You are equating legality with morality. I never claimed Apple didn't pay the taxes it was legally required to pay. My point is that Apple might operate in the world, but it is a United States company. A US company that benefits from lobbying efforts that create loop holes in the tax law to give companies tax benefits regular citizens do not have. Further, these same tax laws encourage US companies to do business overseas at the expense of having it conducted in the US. The US government should not reward companies with tax breaks when they relocate operations overseas. Moreover, in the height of the economic boom in the eighties US companies lobbied Congress to do away with import taxes designed to keep industry and technological superiority in the US and with its democratic partners. This import taxes stood in place since the founding of this Country and was fully embraced by the people who created this Country. The economy has not recovered since. Now companies like Apple on top of all the other tax breaks and legal loop holes allowing for tax havens US companies get, want a tax holiday to repatriate their earnings that US tax payers helped provide in terms of the tax breaks they get? It is greed at its best.
Further, the US spends billions every year to implement international laws that primarily benefit US companies. It spends millions sending out the US Trade representative to strong arm countries like Canada to enhance and enforce US IP interests at the expense of the wishes of people in those Countries. We fight wars so US companies like Apple have expanded markets to operate in. All this stuff is expensive, and US companies want more tax breaks? Bank of America, the largest Bank in the world doesn't pay any federal income taxes.

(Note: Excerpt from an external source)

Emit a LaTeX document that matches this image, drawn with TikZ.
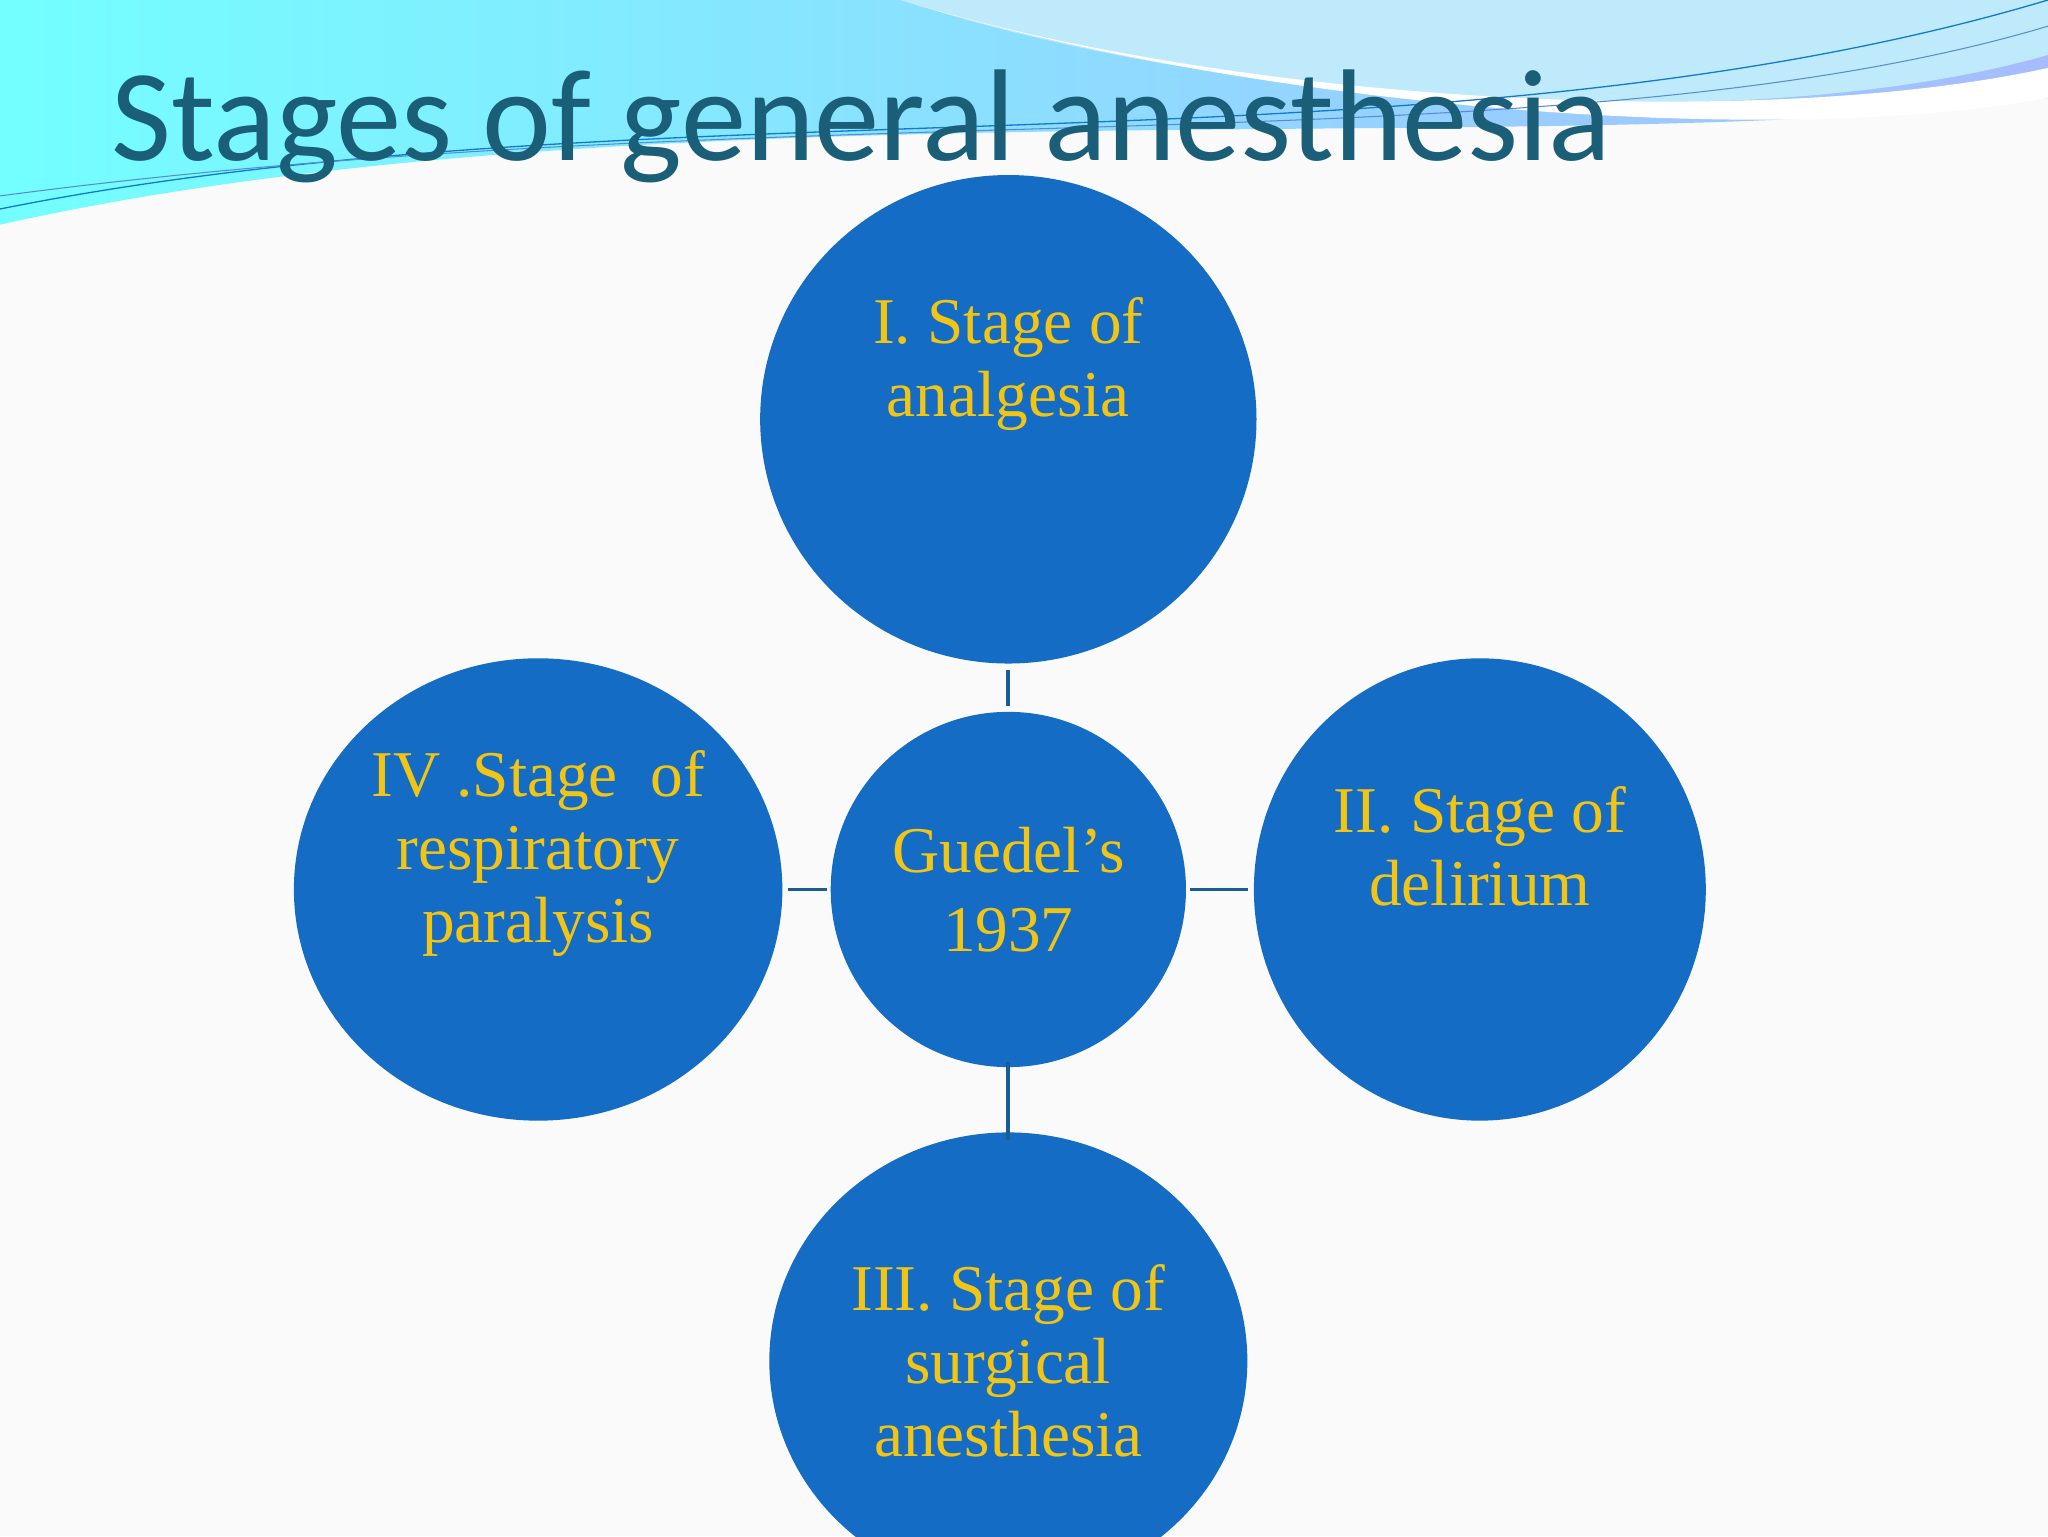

I think it was Oliver Wendell Holmes who wrote, "Taxes are what we pay for civilized society." US politicians should shut down the tax loop holes companies like Apple enjoy. The IRS and State taxing entities spend little time policing big companies because of their lawyers. For instance, Apple has had several feuds with taxing entities. Apple tied both the IRS and the State of California up for over ten years on various tax matters. Here is an interesting article discussing how Apple operates to avoid taxes. Essentially when you buy an iPhone, no matter where you live, the profit goes to Nevada where there is a zero percent corporate tax rate. It also routes money through several different countries to avoid taxes. Smart for sure, but not fair to the rest of us.